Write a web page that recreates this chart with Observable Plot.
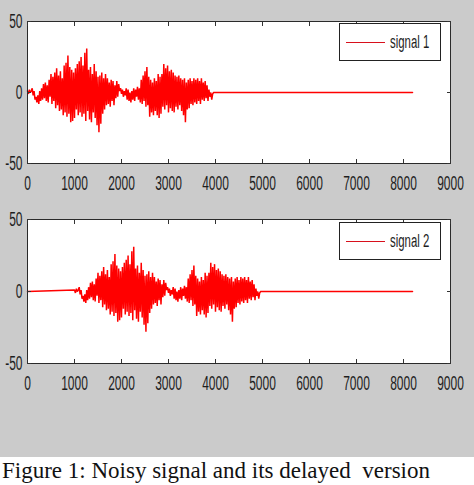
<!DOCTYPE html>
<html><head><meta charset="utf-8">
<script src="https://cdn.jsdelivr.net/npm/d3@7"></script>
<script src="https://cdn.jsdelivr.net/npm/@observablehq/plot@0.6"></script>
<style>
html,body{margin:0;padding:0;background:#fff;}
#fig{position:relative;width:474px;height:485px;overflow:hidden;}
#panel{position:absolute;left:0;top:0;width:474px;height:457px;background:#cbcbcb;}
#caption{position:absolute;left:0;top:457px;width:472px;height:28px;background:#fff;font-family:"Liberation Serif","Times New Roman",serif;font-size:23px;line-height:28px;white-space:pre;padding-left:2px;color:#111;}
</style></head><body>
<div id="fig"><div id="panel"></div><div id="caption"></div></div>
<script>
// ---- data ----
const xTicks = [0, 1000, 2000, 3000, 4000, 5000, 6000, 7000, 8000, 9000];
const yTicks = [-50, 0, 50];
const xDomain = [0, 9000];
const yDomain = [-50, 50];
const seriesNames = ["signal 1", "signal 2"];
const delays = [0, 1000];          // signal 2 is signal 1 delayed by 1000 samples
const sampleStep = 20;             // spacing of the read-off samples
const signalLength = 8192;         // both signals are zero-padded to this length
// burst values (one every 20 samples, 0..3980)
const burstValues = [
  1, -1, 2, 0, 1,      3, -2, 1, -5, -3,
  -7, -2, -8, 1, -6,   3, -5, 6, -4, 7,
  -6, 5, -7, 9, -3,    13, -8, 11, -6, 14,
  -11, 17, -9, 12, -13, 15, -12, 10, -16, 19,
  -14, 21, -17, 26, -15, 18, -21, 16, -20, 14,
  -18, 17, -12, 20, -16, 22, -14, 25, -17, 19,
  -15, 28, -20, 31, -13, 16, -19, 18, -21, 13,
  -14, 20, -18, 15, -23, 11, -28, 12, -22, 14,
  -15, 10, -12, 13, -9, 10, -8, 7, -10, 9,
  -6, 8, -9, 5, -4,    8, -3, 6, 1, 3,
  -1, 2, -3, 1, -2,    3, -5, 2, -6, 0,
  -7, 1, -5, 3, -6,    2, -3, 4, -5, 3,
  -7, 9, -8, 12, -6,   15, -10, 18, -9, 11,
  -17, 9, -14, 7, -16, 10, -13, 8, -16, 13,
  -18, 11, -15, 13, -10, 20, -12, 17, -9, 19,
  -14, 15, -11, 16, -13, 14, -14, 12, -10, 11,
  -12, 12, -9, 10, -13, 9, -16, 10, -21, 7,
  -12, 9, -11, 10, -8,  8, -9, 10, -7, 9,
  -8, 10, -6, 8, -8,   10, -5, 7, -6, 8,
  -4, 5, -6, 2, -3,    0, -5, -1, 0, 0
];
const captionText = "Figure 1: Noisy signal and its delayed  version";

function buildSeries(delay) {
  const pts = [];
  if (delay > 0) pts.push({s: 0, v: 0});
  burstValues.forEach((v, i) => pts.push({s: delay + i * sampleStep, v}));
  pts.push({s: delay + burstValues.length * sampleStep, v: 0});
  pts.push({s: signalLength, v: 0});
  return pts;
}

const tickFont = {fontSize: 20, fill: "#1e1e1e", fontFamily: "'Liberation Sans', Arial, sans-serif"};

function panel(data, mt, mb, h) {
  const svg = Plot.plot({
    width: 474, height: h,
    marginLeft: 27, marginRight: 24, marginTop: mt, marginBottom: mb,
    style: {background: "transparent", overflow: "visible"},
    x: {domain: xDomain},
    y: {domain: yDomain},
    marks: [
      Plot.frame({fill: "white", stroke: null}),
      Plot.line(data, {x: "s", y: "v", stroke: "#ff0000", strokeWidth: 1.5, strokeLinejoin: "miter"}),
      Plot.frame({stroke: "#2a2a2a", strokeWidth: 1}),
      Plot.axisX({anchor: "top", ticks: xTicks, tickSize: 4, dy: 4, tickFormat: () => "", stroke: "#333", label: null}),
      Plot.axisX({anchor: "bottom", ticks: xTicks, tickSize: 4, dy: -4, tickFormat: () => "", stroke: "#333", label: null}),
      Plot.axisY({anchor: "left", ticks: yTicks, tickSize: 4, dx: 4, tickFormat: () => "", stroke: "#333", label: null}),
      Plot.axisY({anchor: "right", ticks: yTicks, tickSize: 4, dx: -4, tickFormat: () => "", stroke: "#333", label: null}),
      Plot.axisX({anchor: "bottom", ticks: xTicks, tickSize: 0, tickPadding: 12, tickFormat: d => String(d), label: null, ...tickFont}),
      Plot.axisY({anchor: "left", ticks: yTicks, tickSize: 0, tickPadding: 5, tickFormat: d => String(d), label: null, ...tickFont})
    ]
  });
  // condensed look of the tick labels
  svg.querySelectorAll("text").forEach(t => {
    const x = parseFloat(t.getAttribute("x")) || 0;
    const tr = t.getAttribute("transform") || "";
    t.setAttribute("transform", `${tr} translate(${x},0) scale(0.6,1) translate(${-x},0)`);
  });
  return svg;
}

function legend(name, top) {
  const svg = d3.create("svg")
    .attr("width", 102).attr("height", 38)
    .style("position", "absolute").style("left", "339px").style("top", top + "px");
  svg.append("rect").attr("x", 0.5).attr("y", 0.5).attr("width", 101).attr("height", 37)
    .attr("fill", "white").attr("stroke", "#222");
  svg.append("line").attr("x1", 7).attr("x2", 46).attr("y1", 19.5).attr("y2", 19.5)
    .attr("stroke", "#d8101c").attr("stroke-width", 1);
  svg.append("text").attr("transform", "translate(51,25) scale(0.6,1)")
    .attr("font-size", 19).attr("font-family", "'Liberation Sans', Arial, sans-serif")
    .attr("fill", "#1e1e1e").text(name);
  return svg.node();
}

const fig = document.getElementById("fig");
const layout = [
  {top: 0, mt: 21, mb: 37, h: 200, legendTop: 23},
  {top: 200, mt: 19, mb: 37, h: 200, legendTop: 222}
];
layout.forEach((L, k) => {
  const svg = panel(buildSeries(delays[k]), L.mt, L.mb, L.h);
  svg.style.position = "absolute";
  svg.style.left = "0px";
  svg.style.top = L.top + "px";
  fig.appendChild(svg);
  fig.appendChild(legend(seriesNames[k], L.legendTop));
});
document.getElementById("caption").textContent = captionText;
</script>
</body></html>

:::::

▸ **WHAT YOU SHOULD DO**
Every line in the data that holds "this" should be copied out.

▸ **REPLY TO THE EXERCISE**
Write a web page that recreates this chart with Observable Plot.
const signalLength = 8192;         // both signals are zero-padded to this length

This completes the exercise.